→ WHAT YOU NEED TO DO
Copy all lines below exactly as written. Leave pictures out.

→ COLLECTED DATA
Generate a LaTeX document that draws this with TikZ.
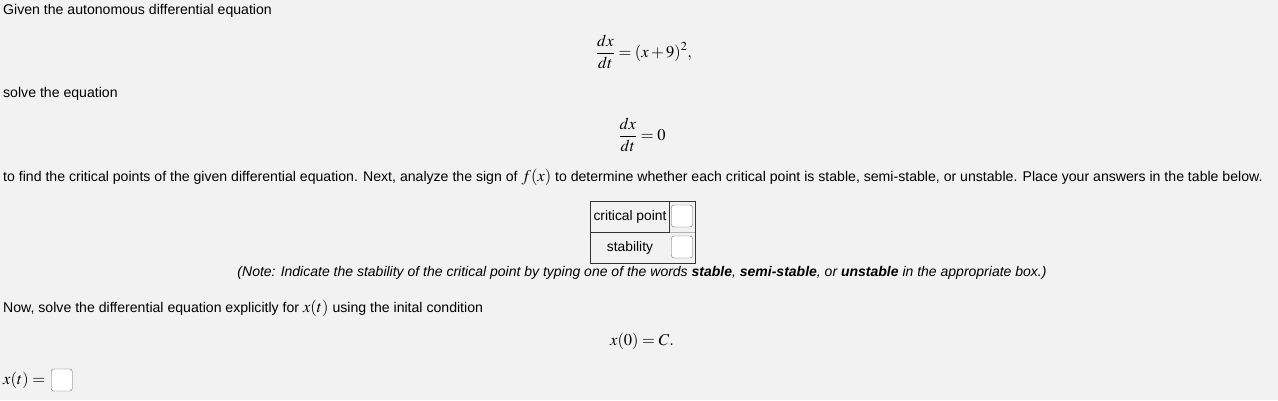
\documentclass[tikz,border=0pt]{standalone}
\usepackage{mathptmx}
\usepackage{fontspec}
\setmainfont{Liberation Sans}
\begin{document}
\begin{tikzpicture}[x=1pt,y=-1pt,
  txt/.style={anchor=west,inner sep=0pt,font=\fontsize{14.1}{16}\selectfont},
  mth/.style={inner sep=0pt,font=\fontsize{16.5}{18}\selectfont},
  inbox/.style={draw=black!60,fill=white,rounded corners=2.5pt,minimum width=21pt,minimum height=22pt,inner sep=0pt}]
\fill[black!5] (0,0) rectangle (1278,400);
\useasboundingbox (0,0) rectangle (1278,400);
\node[txt] (t1) at (3,11) {Given the autonomous differential equation};
\node[mth] (e1) at (644,52) {$\displaystyle\frac{dx}{dt}=(x+9)^2,$};
\node[txt] (t2) at (3,94) {solve the equation};
\node[mth] (e2) at (642,135) {$\displaystyle\frac{dx}{dt}=0$};
\node[txt] (t3) at (3,177) {to find the critical points of the given differential equation. Next, analyze the sign of {\fontsize{16.5}{18}\selectfont$f(x)$} to determine whether each critical point is stable, semi-stable, or unstable. Place your answers in the table below.};
\draw[black!80] (590,201) rectangle (695,263);
\draw[black!30] (590,232) -- (695,232);
\draw[black!80] (590,201) rectangle (669,232);
\node[txt,anchor=center,font=\fontsize{13.8}{16}\selectfont] (c1) at (630,217) {critical point};
\node[txt,anchor=center,font=\fontsize{13.8}{16}\selectfont] (c2) at (630,248) {stability};
\node[inbox] (b1) at (682,216) {};
\node[inbox] (b2) at (682,247) {};
\node[txt,anchor=center,font=\fontsize{14}{16}\selectfont\itshape] (n) at (642,273) {(Note: Indicate the stability of the critical point by typing one of the words \textbf{stable}, \textbf{semi-stable}, or \textbf{unstable} in the appropriate box.)};
\node[txt] (t4) at (3,308) {Now, solve the differential equation explicitly for {\fontsize{16.5}{18}\selectfont$x(t)$} using the inital condition};
\node[mth] (e3) at (642,341) {$x(0)=C.$};
\node[mth,anchor=west] (e4) at (3,380) {$x(t)=$};
\node[inbox,anchor=west] (b3) at (51,380) {};
\end{tikzpicture}
\end{document}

→ ANSWER TO THE PROBLEM
Generate a LaTeX document that draws this with TikZ.
\documentclass[tikz,border=0pt]{standalone}
\usepackage{mathptmx}
\usepackage{fontspec}
\setmainfont{Liberation Sans}
\begin{document}
\begin{tikzpicture}[x=1pt,y=-1pt,
  txt/.style={anchor=west,inner sep=0pt,font=\fontsize{14.1}{16}\selectfont},
  mth/.style={inner sep=0pt,font=\fontsize{16.5}{18}\selectfont},
  inbox/.style={draw=black!60,fill=white,rounded corners=2.5pt,minimum width=21pt,minimum height=22pt,inner sep=0pt}]
\fill[black!5] (0,0) rectangle (1278,400);
\useasboundingbox (0,0) rectangle (1278,400);
\node[txt] (t1) at (3,11) {Given the autonomous differential equation};
\node[mth] (e1) at (644,52) {$\displaystyle\frac{dx}{dt}=(x+9)^2,$};
\node[txt] (t2) at (3,94) {solve the equation};
\node[mth] (e2) at (642,135) {$\displaystyle\frac{dx}{dt}=0$};
\node[txt] (t3) at (3,177) {to find the critical points of the given differential equation. Next, analyze the sign of {\fontsize{16.5}{18}\selectfont$f(x)$} to determine whether each critical point is stable, semi-stable, or unstable. Place your answers in the table below.};
\draw[black!80] (590,201) rectangle (695,263);
\draw[black!30] (590,232) -- (695,232);
\draw[black!80] (590,201) rectangle (669,232);
\node[txt,anchor=center,font=\fontsize{13.8}{16}\selectfont] (c1) at (630,217) {critical point};
\node[txt,anchor=center,font=\fontsize{13.8}{16}\selectfont] (c2) at (630,248) {stability};
\node[inbox] (b1) at (682,216) {};
\node[inbox] (b2) at (682,247) {};
\node[txt,anchor=center,font=\fontsize{14}{16}\selectfont\itshape] (n) at (642,273) {(Note: Indicate the stability of the critical point by typing one of the words \textbf{stable}, \textbf{semi-stable}, or \textbf{unstable} in the appropriate box.)};
\node[txt] (t4) at (3,308) {Now, solve the differential equation explicitly for {\fontsize{16.5}{18}\selectfont$x(t)$} using the inital condition};
\node[mth] (e3) at (642,341) {$x(0)=C.$};
\node[mth,anchor=west] (e4) at (3,380) {$x(t)=$};
\node[inbox,anchor=west] (b3) at (51,380) {};
\end{tikzpicture}
\end{document}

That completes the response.